MLA, Punjab
- In office 1997 - 2017
- Preceded by: Sukhdev Singh Shehbazpuri
- Constituency: Attari

Minister for Sports & Youth Services
- In office 2007 - 2012
- Chief Minister: Parkash Singh Badal
- Preceded by: Capt. Amarinder Singh
- Succeeded by: Sukhbir Singh Badal

Minister for Welfare of SCs and BCs
- In office 2007 - 2017
- Chief Minister: Parkash Singh Badal
- Preceded by: Gurkanwal Kaur

Minister for Animal Husbandry, Dairy, Fisheries
- In office 2007 - 2017
- Chief Minister: Parkash Singh Badal
- Preceded by: Jagmohan Singh Kang

Personal details
- Born: 14 January 1958 (age 68) Ranike, Amritsar, India
- Party: Shiromani Akali Dal
- Children: 2 living and Ruhaniyat Jot Kaur (died 2006)
- Website: http://gulzarsinghranike.in

= Gulzar Singh Ranike =

Indian politician

Gulzar Singh Ranike was a cabinet minister in the previous Punjab government and he belongs to the ruling Shiromani Akali Dal. He was Minister for Animal Husbandry, Dairy, Fisheries in that Government. He had been holding this post from 2012 to 2017. He is also President of Shiromani Akali Dal SC Wing.

==Personal life==
He was born into Mazhabi Sikh family and his father was also a leader in Akali Dal.

==Political career==
He started his political career in 1983 as a Sarpanch (Village chief) of Ranike.

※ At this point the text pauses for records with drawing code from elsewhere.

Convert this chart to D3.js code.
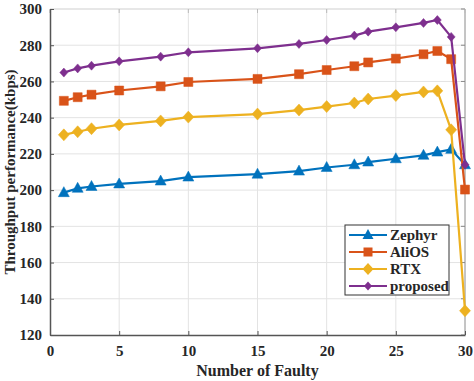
<!DOCTYPE html>
<html>
<head>
<meta charset="utf-8">
<script src="https://cdn.jsdelivr.net/npm/d3@7"></script>
<style>
  body { margin: 0; background: #fff; }
  text { font-family: "Liberation Serif", "Times New Roman", serif; font-weight: bold; fill: #262626; }
</style>
</head>
<body>
<div id="container"></div>
<script>
// number of faulty nodes on the x axis
const faulty = [1, 2, 3, 5, 8, 10, 15, 18, 20, 22, 23, 25, 27, 28, 29, 30];

const zephyr   = [198.6, 201, 202, 203.4, 205, 207.2, 208.8, 210.5, 212.5, 214, 215.5, 217.3, 219.2, 221, 222.5, 214];
const alios    = [249.3, 251.3, 252.7, 255, 257.3, 259.7, 261.4, 264, 266.3, 268.4, 270.5, 272.6, 275, 276.8, 272.3, 200.3];
const rtx      = [230.5, 232.2, 233.9, 236, 238.2, 240.3, 242, 244.2, 246.1, 248.1, 250.3, 252.2, 254.2, 254.8, 233.3, 133.4];
const proposed = [264.9, 267.2, 268.7, 271.1, 273.7, 276.1, 278.3, 280.7, 282.9, 285.3, 287.5, 289.9, 292.3, 293.9, 284.6, 214];

const xTicks = [0, 5, 10, 15, 20, 25, 30];
const yTicks = [120, 140, 160, 180, 200, 220, 240, 260, 280, 300];

const seriesNames = ["Zephyr", "AliOS", "RTX", "proposed"];
const seriesColors = ["#0072BD", "#D95319", "#EDB120", "#7E2F8E"];
const seriesMarkers = ["triangle", "square", "diamond", "smalldiamond"];
const seriesValues = [zephyr, alios, rtx, proposed];

const width = 474, height = 381;
const margin = {top: 9, right: 9, bottom: 46, left: 50};
const iw = width - margin.left - margin.right;
const ih = height - margin.top - margin.bottom;

const x = d3.scaleLinear().domain([0, 30]).range([0, iw]);
const y = d3.scaleLinear().domain([120, 300]).range([ih, 0]);

const svg = d3.select("#container").append("svg")
    .attr("width", width)
    .attr("height", height);

const g = svg.append("g")
    .attr("transform", "translate(" + [margin.left, margin.top] + ")");

// grid
g.append("g").selectAll("line")
    .data(xTicks.slice(1, -1))
    .enter().append("line")
    .attr("x1", d => x(d)).attr("x2", d => x(d))
    .attr("y1", 0).attr("y2", ih)
    .attr("stroke", "#e3e3e3").attr("stroke-width", 1);

g.append("g").selectAll("line")
    .data(yTicks.slice(1, -1))
    .enter().append("line")
    .attr("y1", d => y(d)).attr("y2", d => y(d))
    .attr("x1", 0).attr("x2", iw)
    .attr("stroke", "#e3e3e3").attr("stroke-width", 1);

// box top/right
g.append("line").attr("x1", 0).attr("x2", iw).attr("y1", 0).attr("y2", 0)
    .attr("stroke", "#cfcfcf").attr("stroke-width", 1);
g.append("line").attr("x1", iw).attr("x2", iw).attr("y1", 0).attr("y2", ih)
    .attr("stroke", "#8a8a8a").attr("stroke-width", 1);
g.append("g").selectAll("line")
    .data(yTicks)
    .enter().append("line")
    .attr("x1", iw - 4).attr("x2", iw)
    .attr("y1", d => y(d)).attr("y2", d => y(d))
    .attr("stroke", "#8a8a8a");
g.append("g").selectAll("line")
    .data(xTicks)
    .enter().append("line")
    .attr("x1", d => x(d)).attr("x2", d => x(d))
    .attr("y1", 0).attr("y2", 4)
    .attr("stroke", "#bbbbbb");

// axes
const xAxis = g.append("g")
    .attr("transform", `translate(0,${ih})`)
    .call(d3.axisBottom(x).tickValues(xTicks).tickSizeInner(-4).tickSizeOuter(0).tickPadding(10));
const yAxis = g.append("g")
    .call(d3.axisLeft(y).tickValues(yTicks).tickSizeInner(-4).tickSizeOuter(0).tickPadding(8));

[xAxis, yAxis].forEach(a => {
    a.select(".domain").attr("stroke", "#555").attr("stroke-width", 1.5);
    a.selectAll(".tick line").attr("stroke", "#555");
    a.selectAll(".tick text")
        .style("font-family", "'Liberation Serif', serif")
        .style("font-weight", "bold")
        .style("font-size", "15px")
        .attr("fill", "#262626");
});

// axis labels
svg.append("text")
    .attr("x", margin.left + iw / 2)
    .attr("y", 376)
    .attr("text-anchor", "middle")
    .style("font-size", "16px")
    .text("Number of Faulty");

svg.append("text")
    .attr("transform", `translate(15,${margin.top + ih / 2}) rotate(-90)`)
    .attr("text-anchor", "middle")
    .style("font-size", "15px")
    .text("Throughput performance(kbps)");

// marker shapes
function markerPath(type) {
    if (type === "triangle") return "M0,-6L5.5,4L-5.5,4Z";
    if (type === "square") return "M-4.5,-4.5H4.5V4.5H-4.5Z";
    if (type === "diamond") return "M0,-6L5.5,0L0,6L-5.5,0Z";
    return "M0,-4.5L4,0L0,4.5L-4,0Z";
}

const line = d3.line().x(d => x(d[0])).y(d => y(d[1]));

seriesValues.forEach((vals, i) => {
    const pts = faulty.map((f, j) => [f, vals[j]]);
    const sg = g.append("g");
    sg.append("path")
        .attr("d", line(pts))
        .attr("fill", "none")
        .attr("stroke", seriesColors[i])
        .attr("stroke-width", 2.2);
    sg.selectAll("path.mk")
        .data(pts)
        .enter().append("path")
        .attr("class", "mk")
        .attr("d", markerPath(seriesMarkers[i]))
        .attr("transform", d => `translate(${x(d[0])},${y(d[1])})`)
        .attr("fill", seriesColors[i])
        .attr("stroke", seriesColors[i])
        .attr("stroke-width", 0.5);
});

// legend
const lg = svg.append("g").attr("transform", "translate(345,225)");
lg.append("rect")
    .attr("width", 104).attr("height", 70)
    .attr("fill", "#fff").attr("stroke", "#333").attr("stroke-width", 1);
seriesNames.forEach((name, i) => {
    const yy = 10 + i * 17;
    lg.append("line")
        .attr("x1", 4).attr("x2", 42).attr("y1", yy).attr("y2", yy)
        .attr("stroke", seriesColors[i]).attr("stroke-width", 2.2);
    lg.append("path")
        .attr("d", markerPath(seriesMarkers[i]))
        .attr("transform", `translate(23,${yy})`)
        .attr("fill", seriesColors[i]);
    lg.append("text")
        .attr("x", 45).attr("y", yy + 5)
        .style("font-size", "15px")
        .text(name);
});
</script>
</body>
</html>
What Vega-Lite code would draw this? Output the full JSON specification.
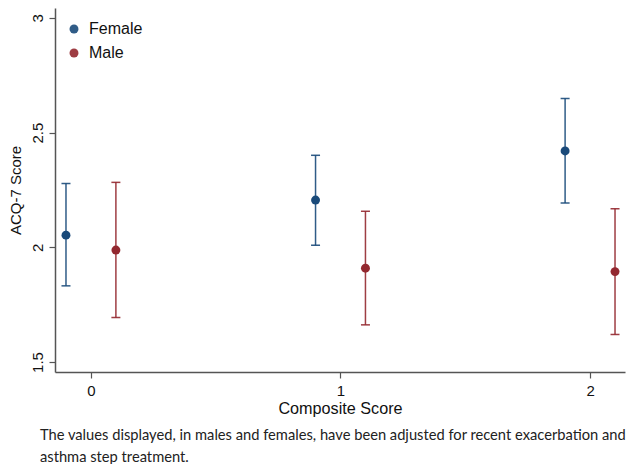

He was first elected for the Punjab Legislative Assembly in 1997 as an Akali Dal candidate from Attari.
He was again re-elected in 2002, 2007 and 2012. In 2007 he was made Minister of Animal Husbandry, Dairy, Fisheries, Welfare of SCs and BCs, Sports & Youth Services. After 2012, he continued to be minister of Animal Husbandry, Dairy, Fisheries, Welfare of SC & BC, whereas portfolio of Sports & Youth Services was transferred to deputy Chief Minister Sukhbir Singh Badal.